Current instrumentation targets include:

• tvdata_rs::http
• tvdata_rs::scan
• tvdata_rs::search
• tvdata_rs::calendar
• tvdata_rs::history
• tvdata_rs::transport

Preset Clients

For common workload profiles, you can start from a prebuilt client preset:

• TradingViewClient::for_backend_history()
• TradingViewClient::for_research()
• TradingViewClient::for_interactive()

If you want the same preset shape in grouped form, use:

• TradingViewClientConfig::backend_history()
• TradingViewClientConfig::research()
• TradingViewClientConfig::interactive()

Failure Classification

Backend workers can classify failures without string matching:

use tvdata_rs::{Error, Result, TradingViewClient};

#[tokio::main]
async fn main() -> Result<()> {
    let client = TradingViewClient::builder().build()?;

    match client.search_equities("AAPL").await {
        Ok(_) => {}
        Err(error) if error.is_rate_limited() => {
            // back off and retry later
        }
        Err(error) if error.is_auth_error() => {
            // refresh credentials or disable auth-aware mode
        }
        Err(error) if error.is_symbol_error() => {
            // suppress or mark the symbol as unavailable
        }
        Err(error) => return Err(error),
    }

    Ok(())
}

Design Notes

The crate intentionally separates:

• low-level TradingView payload composition
• transport concerns such as retries, cookies, and websocket framing
• user-facing typed models and high-level facades

It also intentionally does not include:

• built-in storage or database layers
• a crawler / browser automation layer
• a local persistence framework
• a non-Rust runtime or service wrapper

The goal is to stay useful as a clean Rust library that can be embedded into your own application, research pipeline, or service.

Important Caveat

TradingView does not provide a public end-user market data API for this use case.
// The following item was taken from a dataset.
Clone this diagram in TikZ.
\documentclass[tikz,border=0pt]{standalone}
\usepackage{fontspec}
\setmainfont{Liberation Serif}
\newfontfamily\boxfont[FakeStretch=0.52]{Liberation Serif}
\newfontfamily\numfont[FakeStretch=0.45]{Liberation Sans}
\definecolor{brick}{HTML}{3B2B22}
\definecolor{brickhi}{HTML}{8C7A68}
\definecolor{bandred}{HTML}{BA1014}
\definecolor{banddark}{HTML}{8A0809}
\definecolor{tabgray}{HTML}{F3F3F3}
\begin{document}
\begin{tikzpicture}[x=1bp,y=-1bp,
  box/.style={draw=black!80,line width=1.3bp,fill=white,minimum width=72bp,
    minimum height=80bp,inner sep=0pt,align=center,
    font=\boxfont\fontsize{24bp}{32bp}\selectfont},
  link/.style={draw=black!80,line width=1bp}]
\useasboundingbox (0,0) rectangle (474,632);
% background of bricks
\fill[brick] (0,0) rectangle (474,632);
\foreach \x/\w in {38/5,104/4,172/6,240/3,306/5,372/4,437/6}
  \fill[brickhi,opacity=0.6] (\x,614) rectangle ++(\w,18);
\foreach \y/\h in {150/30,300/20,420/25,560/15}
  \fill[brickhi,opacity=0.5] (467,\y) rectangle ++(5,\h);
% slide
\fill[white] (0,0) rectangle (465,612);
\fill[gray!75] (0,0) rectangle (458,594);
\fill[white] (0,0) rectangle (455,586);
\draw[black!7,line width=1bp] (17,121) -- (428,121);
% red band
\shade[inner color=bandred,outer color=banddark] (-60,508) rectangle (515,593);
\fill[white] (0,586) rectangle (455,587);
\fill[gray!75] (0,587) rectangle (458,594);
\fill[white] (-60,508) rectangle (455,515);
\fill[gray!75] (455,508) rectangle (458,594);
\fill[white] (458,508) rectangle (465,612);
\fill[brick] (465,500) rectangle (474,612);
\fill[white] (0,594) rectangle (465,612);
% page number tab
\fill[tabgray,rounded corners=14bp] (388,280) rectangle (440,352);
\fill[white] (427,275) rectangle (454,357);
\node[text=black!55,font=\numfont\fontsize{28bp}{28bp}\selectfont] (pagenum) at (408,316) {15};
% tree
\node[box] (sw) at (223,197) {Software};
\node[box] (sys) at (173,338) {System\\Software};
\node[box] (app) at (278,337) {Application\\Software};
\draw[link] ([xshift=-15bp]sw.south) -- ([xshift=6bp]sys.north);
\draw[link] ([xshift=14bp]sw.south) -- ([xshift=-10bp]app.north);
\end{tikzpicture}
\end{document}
This crate works against unofficial, reverse-engineered surfaces.

That means:

• upstream schemas can change without notice
• field support can drift by market and over time
• rate limits and freshness characteristics are not officially documented

If you depend on a specific field set or scanner behavior, prefer capability-aware flows such as metainfo(...), validate_scan_query(...), and scan_supported(...).

Development

Examples live in examples/ and cover the main product surfaces:

• quotes and facades
• search
• metainfo and capability-aware scans
• history
• macro and corporate calendars

The field registry is embedded so low-level scanner workflows can still operate with a stable local field catalog even when live metainfo is unavailable.

Contributor workflow and quality gates are documented in CONTRIBUTING.md, and release-facing changes are tracked in CHANGELOG.md.